The FM2 (Inmigrante) is the visa you would apply for if your goal is to ultimately become a Mexican citizen or seek permanent residence. Upon being confirmed for this status, an identification card is issued allowing you to cross Mexico’s border as if you were a citizen.
There are a number of types of FM2 visas that depend on an individual’s situation. Retirees, investors, professionals, artists, and athletes are just some of the categories that may qualify for permanent residency. Seeking the advice of a competent immigration attorney is the best to see if your particular situation qualifies.
The Temporary Resident Visa (Visa de Residente Temporal) is similar to the FM3 in that it allows foreigners to live in Mexico longer than six months. The distinction, however, is that it is only renewable for up to a period of four years.
9. Can I Own Property in Mexico?
Expats and investors can buy and own property in their own name in the interior of Mexico but, at the current time are prohibited from direct ownership in the “restricted zone”, which refers to areas within 100 km (64 miles) of international borders or within 50 km (32 miles) from the coastline at high tide.
In 1993, however, the Mexican constitution was amended to permit foreign ownership of property in these areas through a legal mechanism known as “fideicomiso,” or bank trust. Under this system, a bank is the actual title holder and the purchaser is the “beneficiary” with full rights of ownership. These trusts are granted for a 50-year period and renewable for an additional 50 years.
Expats can find a wide variety of properties available at reasonable prices. Whether your idea of the perfect hacienda is a beachfront condo, urban location, or rural retreat, Mexico offers something for every taste and budget.

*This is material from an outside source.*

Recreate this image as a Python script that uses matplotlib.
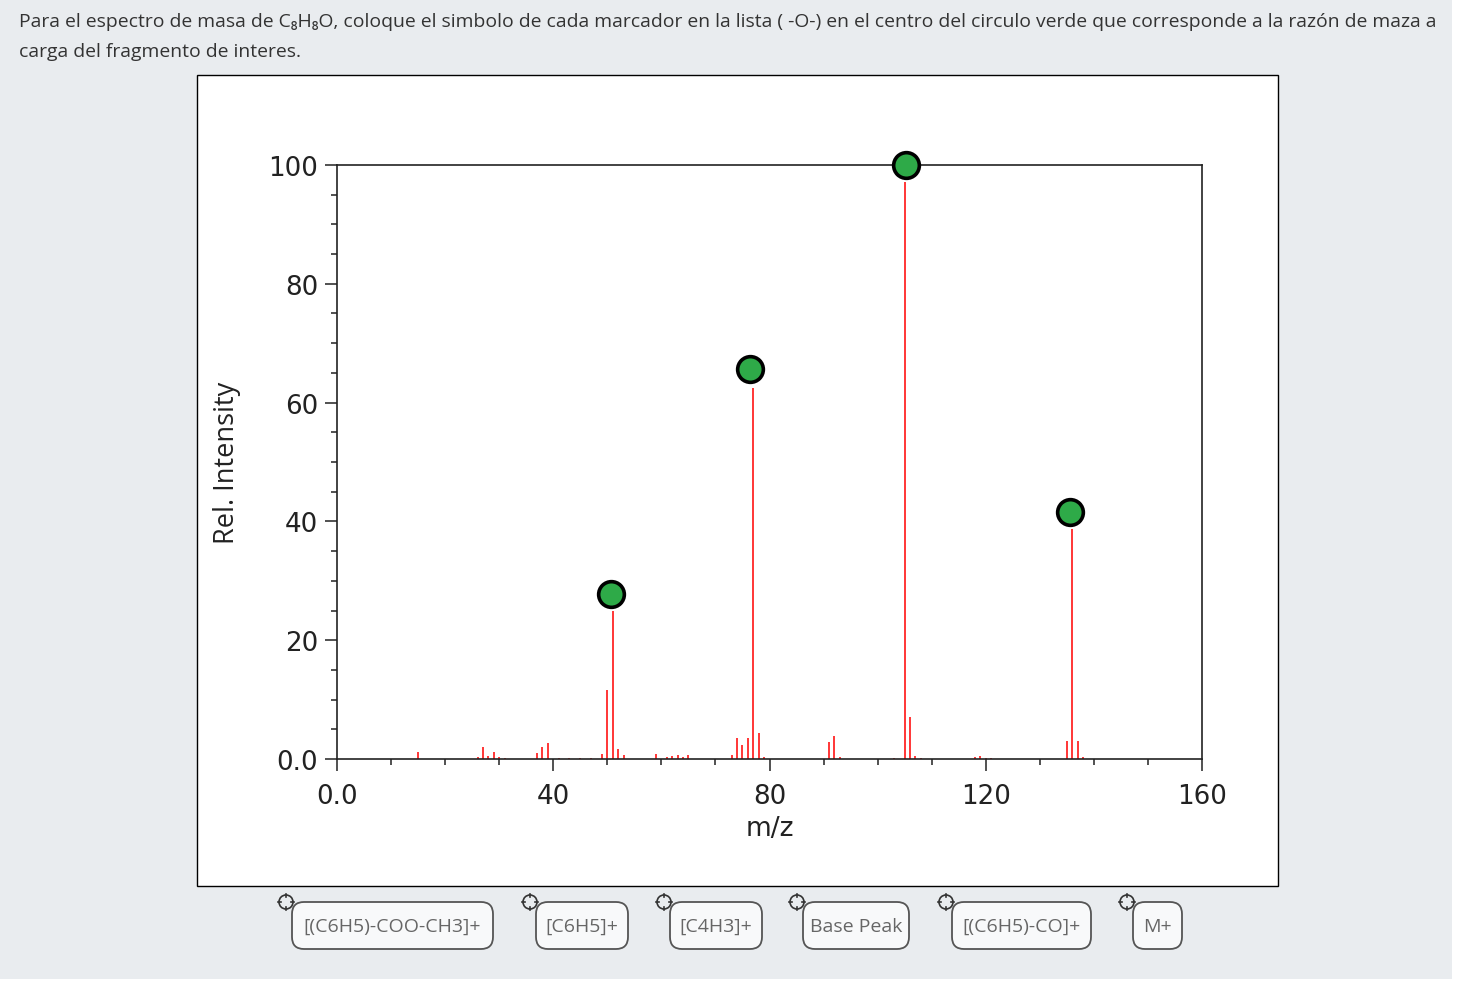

10. Is Mexico the Place for Me?
Who knows? Many people come here to retire and die, then forget the dying part. Many expats live into their 90’s here, but only if you take care of yourself. There are many who move here when in their thirties or forties and never want to go home. They get jobs teaching English or another language. They open their own businesses and live a vey comfortable and happy life.
Perhaps the best way to find the answer to that question is to spend some time in various parts of the country. You will quickly learn what living in Mexico is like in different parts of the county and find yourself falling in love with the country, its culture and warm friendly people. There’s no better time than now to begin the journey into your future.